OREGON, USA — The holidays can be a triggering time for people dealing with substance abuse.
“Recovery is an action word… You have to show up for your recovery,” Mike Hovey said.
Mike Hovey is a patient care supervisor at Fora Health, a treatment and recovery center.
“The holidays can be challenging even if you're not in recovery, but if you're in recovery or battling that addiction disease -- it's a season of love and giving and when we have that guilt and shame, that is still right here, vibrant in our minds, and separated from our families, from our kids, from Just the wreckage of our decisions of the past.,” Hovey said.”
From stress, isolation, grief, demands of family and high expectations this time of year can put anyone into a tailspin.
“The holidays bring up things for everyone and we're all triggered regardless of whether you're in recovery or struggling with mental health challenges,” author and mental health speaker Mike Veny said. “There are changes to your routine, holiday parties, family drama, and stress and money. Those things really make it difficult to fully enjoy this time of year and it's one of the reasons we're all very stressed out.”

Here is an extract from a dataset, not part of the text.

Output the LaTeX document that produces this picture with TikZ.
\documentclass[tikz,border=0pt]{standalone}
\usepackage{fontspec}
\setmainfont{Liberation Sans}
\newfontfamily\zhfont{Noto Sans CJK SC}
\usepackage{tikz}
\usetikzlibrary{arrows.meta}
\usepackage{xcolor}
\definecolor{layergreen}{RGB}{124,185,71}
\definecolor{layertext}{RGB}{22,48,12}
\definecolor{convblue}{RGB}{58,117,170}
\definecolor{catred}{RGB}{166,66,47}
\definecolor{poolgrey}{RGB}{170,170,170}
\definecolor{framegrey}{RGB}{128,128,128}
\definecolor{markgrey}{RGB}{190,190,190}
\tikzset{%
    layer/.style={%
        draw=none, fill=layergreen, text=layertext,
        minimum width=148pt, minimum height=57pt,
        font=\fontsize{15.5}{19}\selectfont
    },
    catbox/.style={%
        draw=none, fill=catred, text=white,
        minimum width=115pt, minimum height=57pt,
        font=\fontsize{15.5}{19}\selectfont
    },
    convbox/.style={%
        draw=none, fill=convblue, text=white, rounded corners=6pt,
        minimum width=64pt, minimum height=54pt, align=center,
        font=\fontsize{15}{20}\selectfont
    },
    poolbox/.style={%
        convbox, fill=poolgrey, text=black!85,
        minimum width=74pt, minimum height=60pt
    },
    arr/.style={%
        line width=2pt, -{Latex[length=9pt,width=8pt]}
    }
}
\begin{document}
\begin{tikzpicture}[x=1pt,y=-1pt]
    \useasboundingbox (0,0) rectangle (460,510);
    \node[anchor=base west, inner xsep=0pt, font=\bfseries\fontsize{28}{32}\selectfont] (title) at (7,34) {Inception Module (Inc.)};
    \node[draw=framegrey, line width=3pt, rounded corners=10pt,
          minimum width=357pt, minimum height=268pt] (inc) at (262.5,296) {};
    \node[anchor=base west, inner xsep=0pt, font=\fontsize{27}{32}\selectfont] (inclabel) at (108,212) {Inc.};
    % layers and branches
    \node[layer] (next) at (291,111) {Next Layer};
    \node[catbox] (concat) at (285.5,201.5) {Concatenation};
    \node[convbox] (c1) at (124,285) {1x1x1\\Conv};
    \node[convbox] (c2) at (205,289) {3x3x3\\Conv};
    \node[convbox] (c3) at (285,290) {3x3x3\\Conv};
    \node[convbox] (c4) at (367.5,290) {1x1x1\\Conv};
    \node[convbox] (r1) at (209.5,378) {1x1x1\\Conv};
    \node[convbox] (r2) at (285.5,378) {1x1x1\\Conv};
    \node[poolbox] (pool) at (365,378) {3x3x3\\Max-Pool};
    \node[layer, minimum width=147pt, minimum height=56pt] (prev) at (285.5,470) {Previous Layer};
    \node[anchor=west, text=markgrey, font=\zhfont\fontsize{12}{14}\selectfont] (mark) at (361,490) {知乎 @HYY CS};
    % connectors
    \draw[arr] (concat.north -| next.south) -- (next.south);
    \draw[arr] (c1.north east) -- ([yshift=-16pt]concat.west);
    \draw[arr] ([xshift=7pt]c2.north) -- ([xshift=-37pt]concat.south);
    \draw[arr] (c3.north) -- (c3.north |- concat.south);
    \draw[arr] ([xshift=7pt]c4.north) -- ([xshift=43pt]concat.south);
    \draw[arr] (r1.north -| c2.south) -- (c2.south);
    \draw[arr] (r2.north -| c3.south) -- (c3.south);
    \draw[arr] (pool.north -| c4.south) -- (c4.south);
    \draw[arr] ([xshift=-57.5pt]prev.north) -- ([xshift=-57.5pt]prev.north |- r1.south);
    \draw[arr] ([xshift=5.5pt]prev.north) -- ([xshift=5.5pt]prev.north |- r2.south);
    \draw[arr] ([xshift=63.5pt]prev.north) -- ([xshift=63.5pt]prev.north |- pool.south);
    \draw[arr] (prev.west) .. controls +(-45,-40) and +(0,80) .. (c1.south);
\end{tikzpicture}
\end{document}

The holiday season also fills the calendar with events surrounding parties, partying and often alcohol.
“I really feel people is a big piece of it is connection and being community and being part of something and when we go to these places, and there's all this drinking and partying it can be challenging,” Hovey said.
According to the CDC, the most dangerous times of the year for drug-and-alcohol-related deaths are December and January.
“It's important to block out time for your mental health, no matter how busy you are,” Veny said. “For people who are grieving or dealing with loss or anger, it's important to acknowledge your feelings, feel your feelings and know that it's okay.”
Remember, it’s okay to not be okay. There are steps you can take to stay sober and take care of your mental health this time of year.
- Limit your triggers: recognize your triggers, try to limit them from stress and triggering environments to avoiding certain people or groups.
- Set boundaries: know how you’ll decline alcohol or substances and practice how you’ll respond to questions about your recovery that you might not be ready to answer.
- Event invitations: be intentional about the invitations you accept. It’s okay to say no.
- Create a plan and take it day by day
- Engage in healthy self-care: pick up a new healthy activity. Finding a new healthy outlet may help prevent you from falling back into old patterns.
- Support: find your support system and make time to find a meeting. Reach out to the people in your life who are there to help you through your recovery and find people who can relate to your recovery journey.
If you are in crisis and need someone to talk to right away call the national mental health crisis line at 988.
The Substance Abuse and Mental Health Administration also operates a free helpline. You can call them at 1-800-622-4357.